The round was led by David Thacker at Greylock, with participation from Zynga founder Mark Pincus, Oculus founder Nate Mitchell and Cloudera founder Amr Awadallah, along with previous investors Upfront Ventures and Advancit Capital. Amy Chang, who sold her business intelligence startup Accompany to Cisco, is joining Pragma’s board of directors.
Co-founder and CEO Eden Chen told me that where Unity and Unreal have built popular frontend game engines, he and his co-founder Chris Cobb (former engineering lead at Riot Games) are hoping Pragma will fill the void for a “de facto backend game engine.”
And while “many companies tried to do this” over the past decade, Chen suggested that this is the right time to launch the platform, thanks to the continued rise of live service games (like League of Legends) that have to be treated as “living, breathing products,” as well as improved tooling around infrastructure platforms like Amazon Web Services.
Pragma is launching a starter kit today designed to allow developers to quickly set up and test game loops. Meanwhile, the broader platform is currently in private beta testing with studios including One More Game (started by started by Pat Wyatt, one of Blizzard’s first employees) and Mitchell’s Mountain Top Studios.
Chen said the platform’s features fall into three broad categories — player accounts/social, game loops (including lobbies and matchmaking) and player/game data. Pragma isn’t building all of this from scratch; in some cases, it’s “acting as the integrator” for other platforms like Discord.

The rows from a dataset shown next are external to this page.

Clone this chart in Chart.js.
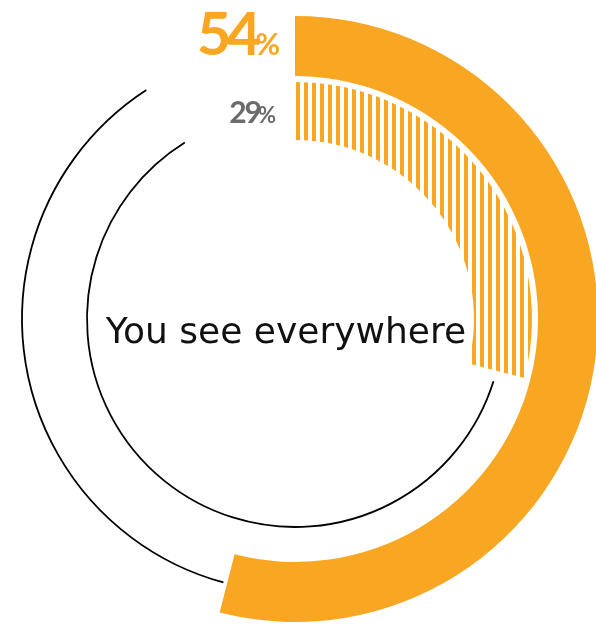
<!DOCTYPE html>
<html>
<head>
<meta charset="utf-8">
<script src="https://cdn.jsdelivr.net/npm/chart.js@4"></script>
<style>
  html, body { margin: 0; padding: 0; background: #fff; overflow: hidden; }
  body { width: 596px; height: 633px; position: relative; }
  #wrap { position: absolute; left: -8px; top: 0; width: 606px; height: 633px; }
</style>
</head>
<body>
<div id="wrap"><canvas id="ring"></canvas></div>
<script>
// two rings: share of the whole, outer vs inner
const segments    = ['Share', 'Rest'];
const outerValues = [54, 46];
const innerValues = [29, 71];
const centerText  = 'You see everywhere';

const ORANGE = '#f9a622';

// vertical stripe fill for the inner ring
function stripes(color) {
  const c = document.createElement('canvas');
  c.width = 8; c.height = 8;
  const g = c.getContext('2d');
  g.fillStyle = color;
  g.fillRect(0, 0, 4, 8);
  return g.createPattern(c, 'repeat');
}

// thin black line over the unfilled part of each ring, value label at its start
const ringDecor = {
  id: 'ringDecor',
  afterDatasetsDraw(chart) {
    const ctx = chart.ctx;
    const rings = [
      { index: 0, gapStart: 0.8, gapEnd: 33, font: 'bold 60px Lato', pctFont: 'bold 30px Lato', color: ORANGE, dx: -15, dy: 39, spacing: '-5px', tuck: 1 },
      { index: 2, gapStart: 3,   gapEnd: 32, font: 'bold 30px Lato', pctFont: 'bold 22px Lato', color: '#6b6b6b', dx: -19, dy: 41, spacing: '-2px', tuck: 2 },
    ];
    rings.forEach(r => {
      const meta = chart.getDatasetMeta(r.index);
      const rest = meta.data[1].getProps(['x', 'y', 'startAngle', 'endAngle', 'innerRadius', 'outerRadius']);
      const mid = (rest.innerRadius + rest.outerRadius) / 2;
      const rad = d => d * Math.PI / 180;
      ctx.save();
      ctx.strokeStyle = '#000';
      ctx.lineWidth = 1.8;
      ctx.beginPath();
      ctx.arc(rest.x, rest.y, mid, rest.startAngle + rad(r.gapStart), rest.endAngle - rad(r.gapEnd));
      ctx.stroke();

      // value label, tight digits with a smaller percent sign
      const first = meta.data[0].getProps(['x', 'y', 'outerRadius']);
      const value = chart.data.datasets[r.index].data[0];
      const x = first.x + r.dx;
      const y = first.y - first.outerRadius + r.dy;
      ctx.fillStyle = r.color;
      ctx.textAlign = 'right';
      ctx.textBaseline = 'alphabetic';
      ctx.font = r.pctFont;
      ctx.letterSpacing = '0px';
      ctx.fillText('%', x, y);
      const pw = ctx.measureText('%').width;
      ctx.font = r.font;
      ctx.letterSpacing = r.spacing;
      ctx.fillText(String(value), x - pw + r.tuck, y);
      ctx.restore();
    });

    // caption in the middle
    const c = chart.getDatasetMeta(0).data[0];
    ctx.save();
    ctx.fillStyle = '#111';
    ctx.font = '36px "DejaVu Sans"';
    ctx.textAlign = 'center';
    ctx.textBaseline = 'alphabetic';
    ctx.fillText(centerText, c.x - 9, c.y + 24);
    ctx.restore();
  }
};

new Chart(document.getElementById('ring'), {
  type: 'doughnut',
  data: {
    labels: segments,
    datasets: [
      { data: outerValues, backgroundColor: [ORANGE, 'rgba(0,0,0,0)'], weight: 60 },
      { data: [1], backgroundColor: ['rgba(0,0,0,0)'], weight: 6 },
      { data: innerValues, backgroundColor: [stripes(ORANGE), 'rgba(0,0,0,0)'], weight: 58 },
    ],
  },
  options: {
    responsive: true,
    maintainAspectRatio: false,
    animation: false,
    events: [],
    cutout: 179,
    borderWidth: 0,
    hoverBorderWidth: 0,
    hoverOffset: 0,
    layout: { padding: { top: 16, bottom: 11, left: 0, right: 0 } },
    plugins: { legend: { display: false }, tooltip: { enabled: false } },
  },
  plugins: [ringDecor],
});
</script>
</body>
</html>
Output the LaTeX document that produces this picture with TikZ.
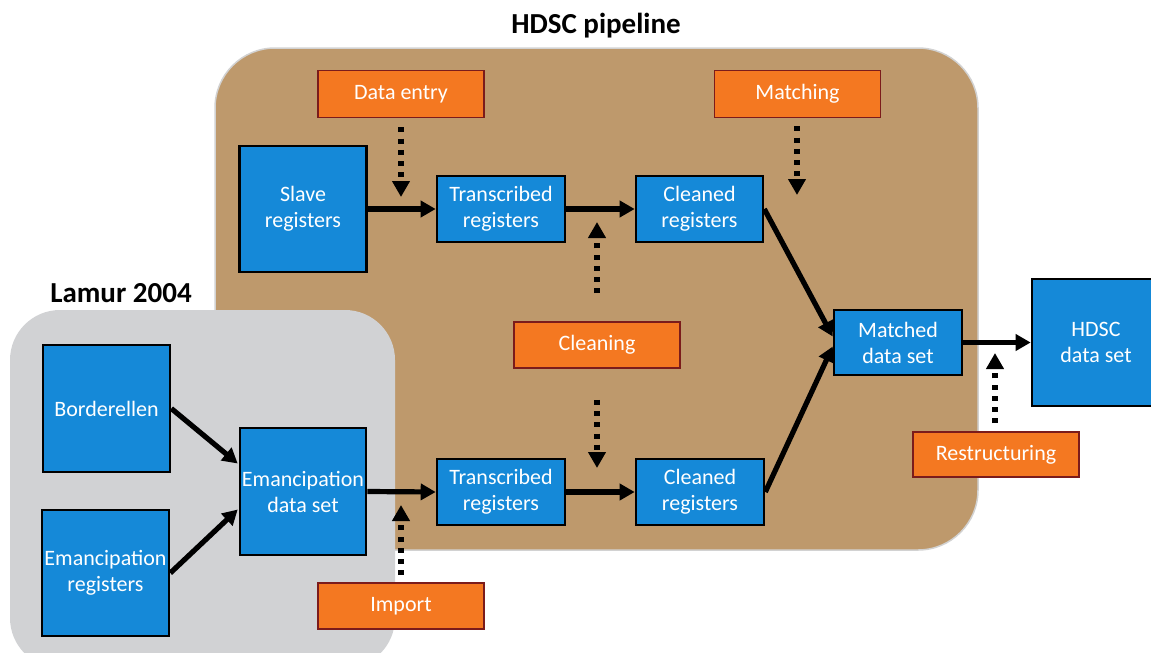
\documentclass[tikz,border=0pt]{standalone}
\usepackage{fontspec}
\setmainfont{Carlito}
\usetikzlibrary{arrows.meta,calc}

\definecolor{pipetan}{HTML}{BE996C}
\definecolor{lamurgray}{HTML}{D1D2D4}
\definecolor{boxblue}{HTML}{1589D8}
\definecolor{steporange}{HTML}{F47821}
\definecolor{stepedge}{HTML}{7B1B1B}

\tikzset{
  panel/.style={rounded corners=#1},
  databox/.style={draw=black, line width=2.6pt, fill=boxblue, text=white,
    align=center, inner sep=0pt, font=\fontsize{22}{26}\selectfont},
  taskbox/.style={draw=stepedge, line width=1.8pt, fill=steporange, text=white,
    align=center, inner sep=0pt, minimum width=166pt, font=\fontsize{22}{26}\selectfont},
  title/.style={font=\fontsize{29}{34}\selectfont\bfseries},
  flow/.style={line width=5.2pt, -{Triangle[length=15pt,width=16pt]}},
  task/.style={line width=5.2pt, dash pattern=on 5pt off 6.2pt,
    -{Triangle[length=16pt,width=17pt]}},
}

\begin{document}
\begin{tikzpicture}[x=1pt, y=-1pt]
  \useasboundingbox (0,0) rectangle (1151,653);
  \clip (0,0) rectangle (1151,653);

  % background panels
  \fill[pipetan, draw=gray!35, line width=1.5pt, panel=60] (215,48) rectangle (978,550);
  \fill[lamurgray, panel=50] (10,310) rectangle (395,668);

  % panel titles
  \node[title] (tpipe) at (596,26) {HDSC pipeline};
  \node[title] (tlamur) at (121,293) {Lamur 2004};

  % data sets
  \node[databox, minimum width=127pt, minimum height=126pt] (slave)   at (303,209)   {Slave\\registers};
  \node[databox, minimum width=128pt, minimum height=66pt]  (trans1)  at (501,209)   {Transcribed\\registers};
  \node[databox, minimum width=127pt, minimum height=66pt]  (clean1)  at (699.5,209) {Cleaned\\registers};
  \node[databox, minimum width=128pt, minimum height=65pt]  (matched) at (898,342.5) {Matched\\data set};
  \node[databox, minimum width=128pt, minimum height=127pt] (hdsc)    at (1096,342.5) {HDSC\\data set};
  \node[databox, minimum width=127pt, minimum height=127pt] (border)  at (106.5,408.5) {Borderellen};
  \node[databox, minimum width=127pt, minimum height=126pt] (emreg)   at (105.5,573) {Emancipation\\registers};
  \node[databox, minimum width=126pt, minimum height=127pt] (eds)     at (303,491.5) {Emancipation\\data set};
  \node[databox, minimum width=128pt, minimum height=66pt]  (trans2)  at (501,492)   {Transcribed\\registers};
  \node[databox, minimum width=128pt, minimum height=66pt]  (clean2)  at (700,492)   {Cleaned\\registers};

  % processing steps
  \node[taskbox, minimum height=47pt] (entry)    at (401,94)    {Data entry};
  \node[taskbox, minimum height=47pt] (matching) at (797.5,94)  {Matching};
  \node[taskbox, minimum height=46pt] (cleaning) at (597,345)   {Cleaning};
  \node[taskbox, minimum height=45pt] (restruct) at (996,454.5) {Restructuring};
  \node[taskbox, minimum height=46pt] (import)   at (401,606)   {Import};

  % data flow
  \draw[flow] (slave.east) -- (trans1.west);
  \draw[flow] (trans1.east) -- (clean1.west);
  \draw[flow] (clean1.east) -- ($(matched.west)+(0,-6)$);
  \draw[flow] (clean2.east) -- ($(matched.west)+(0,4)$);
  \draw[flow] (matched.east) -- (hdsc.west);
  \draw[flow] (border.east) -- ($(eds.west)+(-1,-28)$);
  \draw[flow] (emreg.east) -- ($(eds.west)+(-1,18)$);
  \draw[flow] (eds.east) -- (trans2.west);
  \draw[flow] (trans2.east) -- (clean2.west);

  % where each step acts
  \coordinate (entryhit)   at (401,197);
  \coordinate (matchhit)   at (797,195);
  \coordinate (cleanhitA)  at (597,222);
  \coordinate (cleanhitB)  at (597,468);
  \coordinate (importhit)  at (401,505);
  \coordinate (restrhit)   at (995,353);

  \draw[task] ($(entry.south)+(0,9)$) -- (entryhit);
  \draw[task] ($(matching.south)+(-0.5,8)$) -- (matchhit);
  \draw[task] ($(cleaning.north)+(0,-28)$) -- (cleanhitA);
  \draw[task] ($(cleaning.south)+(0,31)$) -- (cleanhitB);
  \draw[task] ($(import.north)+(0,-7)$) -- (importhit);
  \draw[task] ($(restruct.north)+(-1,-8)$) -- (restrhit);
\end{tikzpicture}
\end{document}
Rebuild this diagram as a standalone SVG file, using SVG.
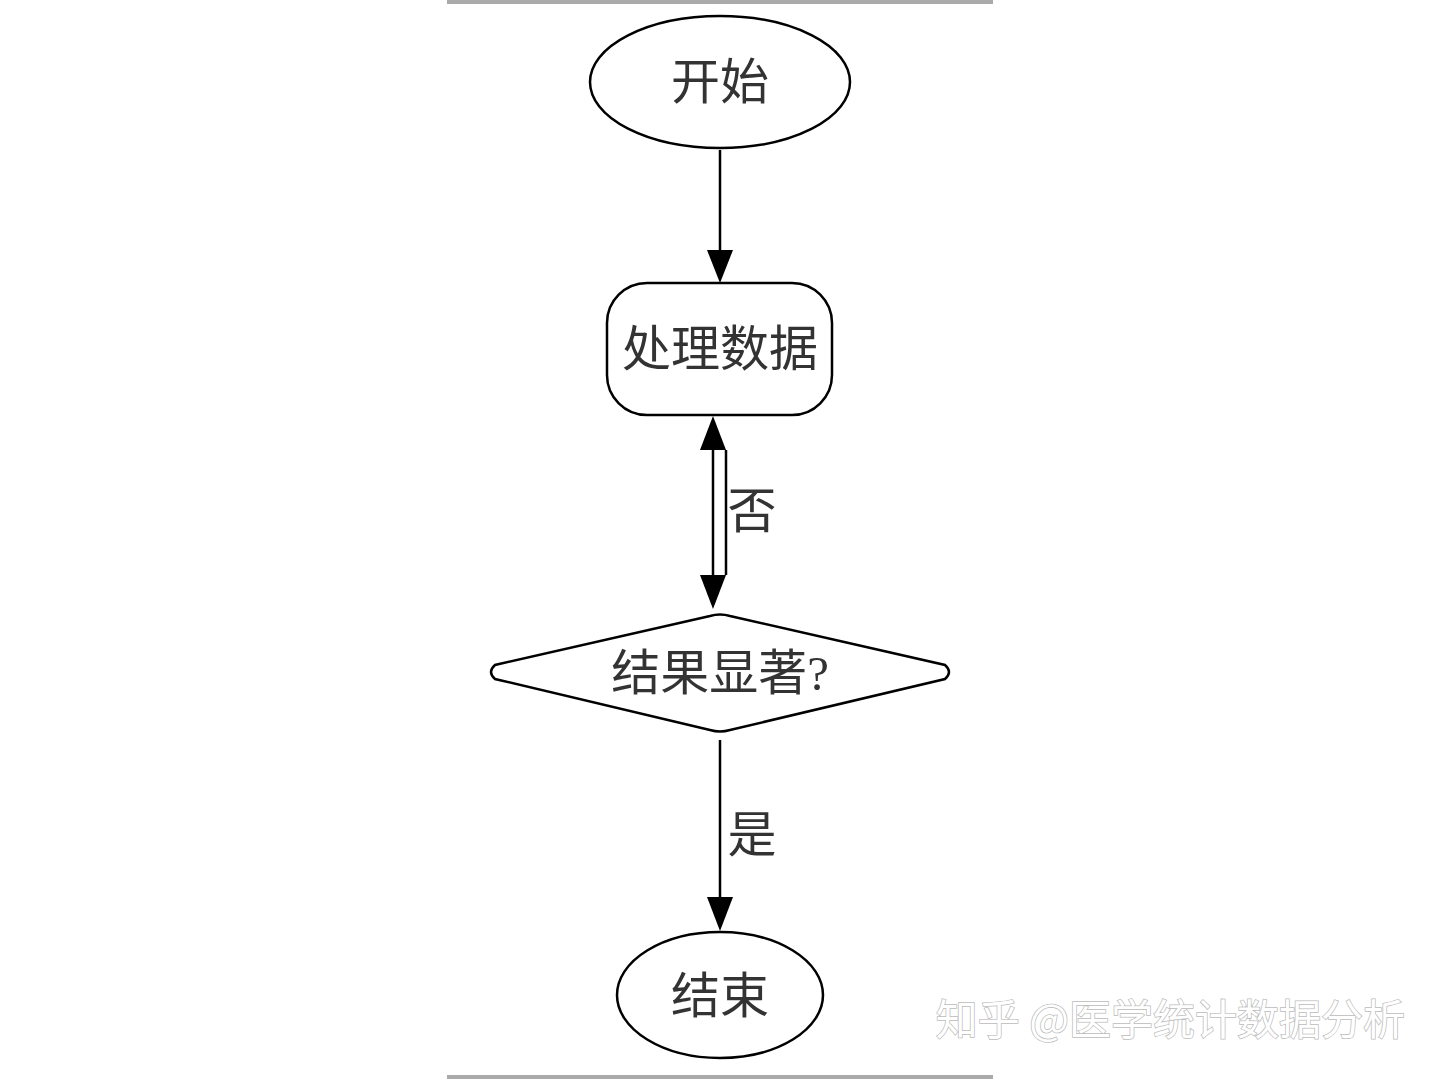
<svg xmlns="http://www.w3.org/2000/svg" width="1440" height="1080" viewBox="0 0 1440 1080">
<style>
.n{fill:#fff;stroke:#000;stroke-width:2.5}
.t{font-family:"Liberation Serif","Noto Sans CJK SC",serif;font-size:49px;fill:#333;text-anchor:middle}
.e{stroke:#000;stroke-width:2.5;fill:none}
</style>
<rect width="1440" height="1080" fill="#fff"/>
<line x1="447" y1="2" x2="993" y2="2" stroke="#aaa" stroke-width="4"/>
<line x1="447" y1="1077" x2="993" y2="1077" stroke="#aaa" stroke-width="4"/>
<g id="edges">
<line class="e" x1="720" y1="150" x2="720" y2="250"/>
<path d="M707,250 L733,250 L720,283 z"/>
<line class="e" x1="713" y1="450" x2="713" y2="575"/>
<path d="M700,450 L726,450 L713,416 z"/>
<line class="e" x1="726" y1="450" x2="726" y2="575"/>
<path d="M700,575 L726,575 L713,609 z"/>
<text class="t" x="752" y="528">否</text>
<line class="e" x1="720" y1="740" x2="720" y2="897"/>
<path d="M707,897 L733,897 L720,931 z"/>
<text class="t" x="752" y="852">是</text>
</g>
<g id="start"><ellipse class="n" cx="720" cy="82" rx="130" ry="66"/><text class="t" x="720" y="99">开始</text></g>
<g id="process"><rect class="n" x="607" y="283" width="225" height="132" rx="40"/><text class="t" x="720" y="366">处理数据</text></g>
<g id="decision"><path class="n" d="M495,665 Q487,672 495,679 L710,730 Q720,733 730,730 L945,679 Q953,672 945,665 L730,616 Q720,613 710,616 Z"/><text class="t" x="720" y="690">结果显著?</text></g>
<g id="end"><ellipse class="n" cx="720" cy="995" rx="103" ry="63"/><text class="t" x="720" y="1013">结束</text></g>
<text x="1405" y="1035" style="font-family:'Noto Sans CJK SC',sans-serif;font-size:42px;text-anchor:end;fill:#fff;stroke:#bbb;stroke-width:1.5;paint-order:stroke">知乎 @医学统计数据分析</text>
</svg>
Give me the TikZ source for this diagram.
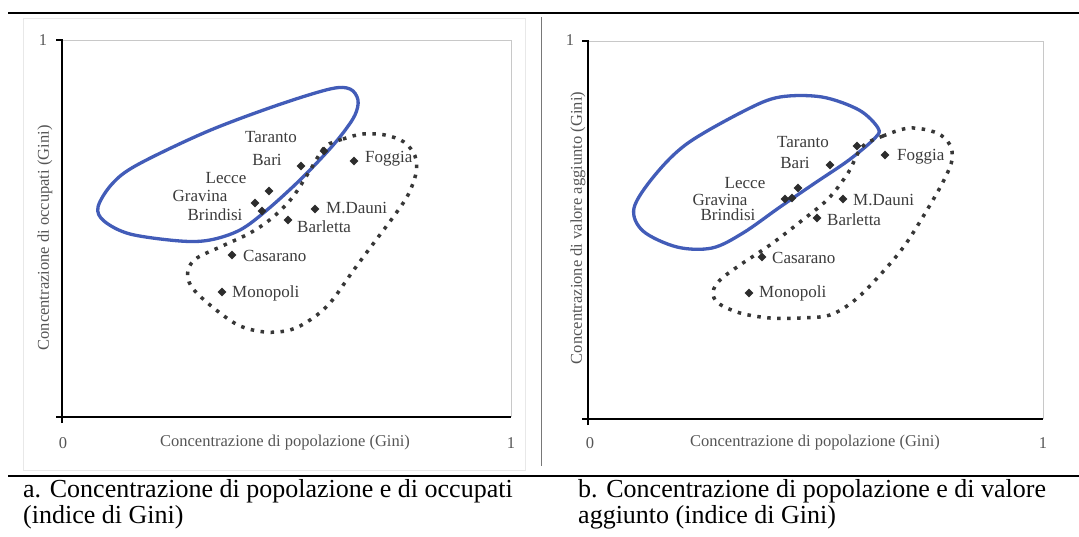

Chen also noted that while the team plans to build a fully managed solution in the future, the current version is on-premise: “We’re building an instance of Pragma on the studio’s own infrastructure, [so they can] so they can take our code base and customize it to their own preferences.”
Pragma is initially targeting game studios with about 10 to 50 team members. Eventually, Chen hopes the platform could serve larger studios while also supporting “the democratization of these tools, so that a one- to five-person team can really leverage [them] to launch a networked, online game.”
He added, “The vision for us long term is that we really want to be innovating on the social side, creating social features that improve the game and build stronger connections.”